Good morning Gary Bear


----------



## BritChick (Mar 18, 2005)

Good morning. 
Anything fun planned for this weekend?


----------



## naturaltan (Mar 18, 2005)

and WELCOME to Friday .......... weeeee hoooooooo  
Morning ECH


----------



## Velvet (Mar 18, 2005)

BritChick said:
			
		

> Good morning.
> Anything fun planned for this weekend?



Hiya Kerry 

  fun?  Well I have to clean my house  ha ha, I need a new workout log book so I'm gonna hit chapters up, Probably go to the movies (we saw Hostage last night and it was really really really really good..very violent and bloody and kept you on the edge of your seat  ) and I'm having coffee on Sunday with a guy I met on my birthday 

What about you, Rod and the kiddies?


----------



## Velvet (Mar 18, 2005)

naturaltan said:
			
		

> and WELCOME to Friday .......... weeeee hoooooooo
> Morning ECH




Morning Stevie Poo..have fun quadding


----------



## BritChick (Mar 18, 2005)

Velvet said:
			
		

> Hiya Kerry
> 
> fun?  Well I have to clean my house  ha ha, I need a new workout log book so I'm gonna hit chapters up, Probably go to the movies (we saw Hostage last night and it was really really really really good..very violent and bloody and kept you on the edge of your seat  ) and I'm having coffee on Sunday with a guy I met on my birthday
> 
> What about you, Rod and the kiddies?



Hey, have fun Sunday!   
I've got a two day course this weekend for my first aid/cpr.


----------



## naturaltan (Mar 18, 2005)

Velvet said:
			
		

> Morning Stevie Poo..have fun quadding



sadly that won't be happening ... the missus' IBS started acting Tuesday, so I've been playing nurse/doctor (and not in the way some of would like to think  ).  She is at work today, but we'll see how long that lasts.  

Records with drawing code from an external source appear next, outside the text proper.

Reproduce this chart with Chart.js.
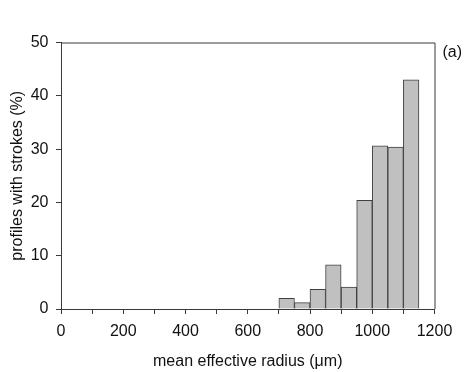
<!DOCTYPE html>
<html>
<head>
<meta charset="utf-8">
<script src="https://cdn.jsdelivr.net/npm/chart.js@4"></script>
<style>
  html, body { margin: 0; padding: 0; background: #ffffff; }
  #wrap { width: 474px; height: 372px; position: relative; }
</style>
</head>
<body>
<div id="wrap"><canvas id="c" width="474" height="372"></canvas></div>
<script>
// Bin centres (µm) and percentage of profiles with strokes
const binCenters = [725, 775, 825, 875, 925, 975, 1025, 1075, 1125];
const percentages = [2.0, 1.2, 3.7, 8.3, 4.1, 20.4, 30.6, 30.4, 43.0];
const xTickStep = 100;
const xLabelStep = 200;
const yTicks = [0, 10, 20, 30, 40, 50];
const xTitle = 'mean effective radius (\u03bcm)';
const yTitle = 'profiles with strokes (%)';
const panelLabel = '(a)';

const FONT = "'Liberation Sans', Arial, sans-serif";
const AXIS = '#3a3a3a';

const boxPlugin = {
  id: 'boxAndLabel',
  afterDraw(chart) {
    const { ctx, chartArea: a } = chart;
    ctx.save();
    ctx.strokeStyle = AXIS;
    ctx.lineWidth = 1;
    ctx.beginPath();
    ctx.moveTo(a.left, a.top + 0.5);
    ctx.lineTo(a.right + 0.5, a.top + 0.5);
    ctx.lineTo(a.right + 0.5, a.bottom);
    ctx.stroke();
    ctx.fillStyle = '#111';
    ctx.font = '16px ' + FONT;
    ctx.textBaseline = 'middle';
    ctx.textAlign = 'left';
    ctx.fillText(panelLabel, a.right + 8, a.top + 10);
    ctx.restore();
  }
};

new Chart(document.getElementById('c'), {
  type: 'bar',
  data: {
    datasets: [{
      data: binCenters.map((x, i) => ({ x: x, y: percentages[i] })),
      backgroundColor: '#c0c0c0',
      borderColor: '#404040',
      borderWidth: 1,
      barPercentage: 1,
      categoryPercentage: 1
    }]
  },
  options: {
    responsive: false,
    animation: false,
    layout: { padding: { left: 0, right: 39.5, top: 42.5, bottom: 0 } },
    plugins: { legend: { display: false }, tooltip: { enabled: false } },
    scales: {
      x: {
        type: 'linear',
        min: 0, max: 1200,
        offset: false,
        afterFit: s => { s.height = 63; },
        ticks: {
          stepSize: xTickStep,
          autoSkip: false,
          maxRotation: 0,
          padding: 8,
          color: '#111',
          font: { family: FONT, size: 16 },
          callback: v => (v % xLabelStep === 0 ? String(v) : '')
        },
        grid: { offset: false, drawOnChartArea: false, drawTicks: true, tickLength: 5, color: AXIS },
        border: { display: true, color: AXIS, width: 1 },
        title: {
          display: true, text: xTitle, color: '#111',
          font: { family: FONT, size: 16 },
          padding: { top: 0, bottom: 1 }
        }
      },
      y: {
        min: 0, max: 50,
        afterFit: s => { s.width = 61; },
        afterBuildTicks: s => { s.ticks = yTicks.map(v => ({ value: v })); },
        ticks: {
          padding: 7.5,
          color: '#111',
          font: { family: FONT, size: 16 }
        },
        grid: { offset: false, drawOnChartArea: false, drawTicks: true, tickLength: 5, color: AXIS },
        border: { display: true, color: AXIS, width: 1 },
        title: {
          display: true, text: yTitle, color: '#111',
          font: { family: FONT, size: 16 },
          padding: { top: 8.4, bottom: 0 }
        }
      }
    }
  },
  plugins: [boxPlugin]
});
</script>
</body>
</html>
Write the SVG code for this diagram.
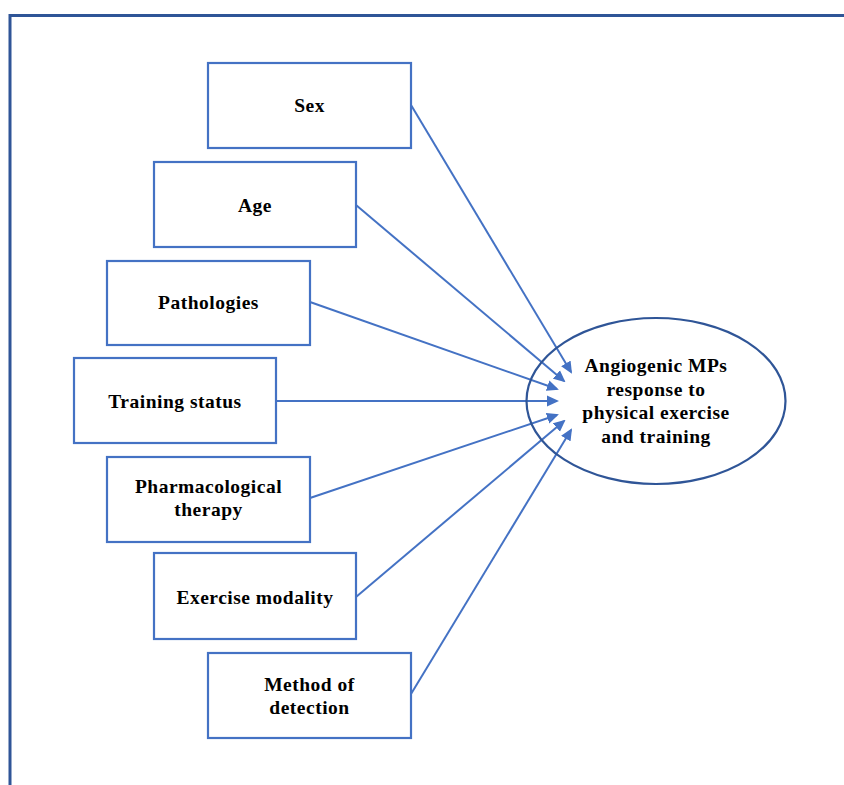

You seem to go to a lot of movies, have you seen Hitch yet?


----------



## Velvet (Mar 18, 2005)

BritChick said:
			
		

> Hey, have fun Sunday!
> I've got a two day course this weekend for my first aid/cpr.



Coool, I took that course here at work and it was awesome..the girl presenting was very peppy and made it fun..and playing with those dummies was entertaining


----------



## Velvet (Mar 18, 2005)

naturaltan said:
			
		

> sadly that won't be happening ... the missus' IBS started acting Tuesday, so I've been playing nurse/doctor (and not in the way some of would like to think  ).  She is at work today, but we'll see how long that lasts.
> 
> You seem to go to a lot of movies, have you seen Hitch yet?


Splain IBS Lucy   That's sucky, well I hope you two find other ways to entertain yourselves 

Ya, my friends and i love going to the movies..yep, saw Hitch, it was hillarious!!!!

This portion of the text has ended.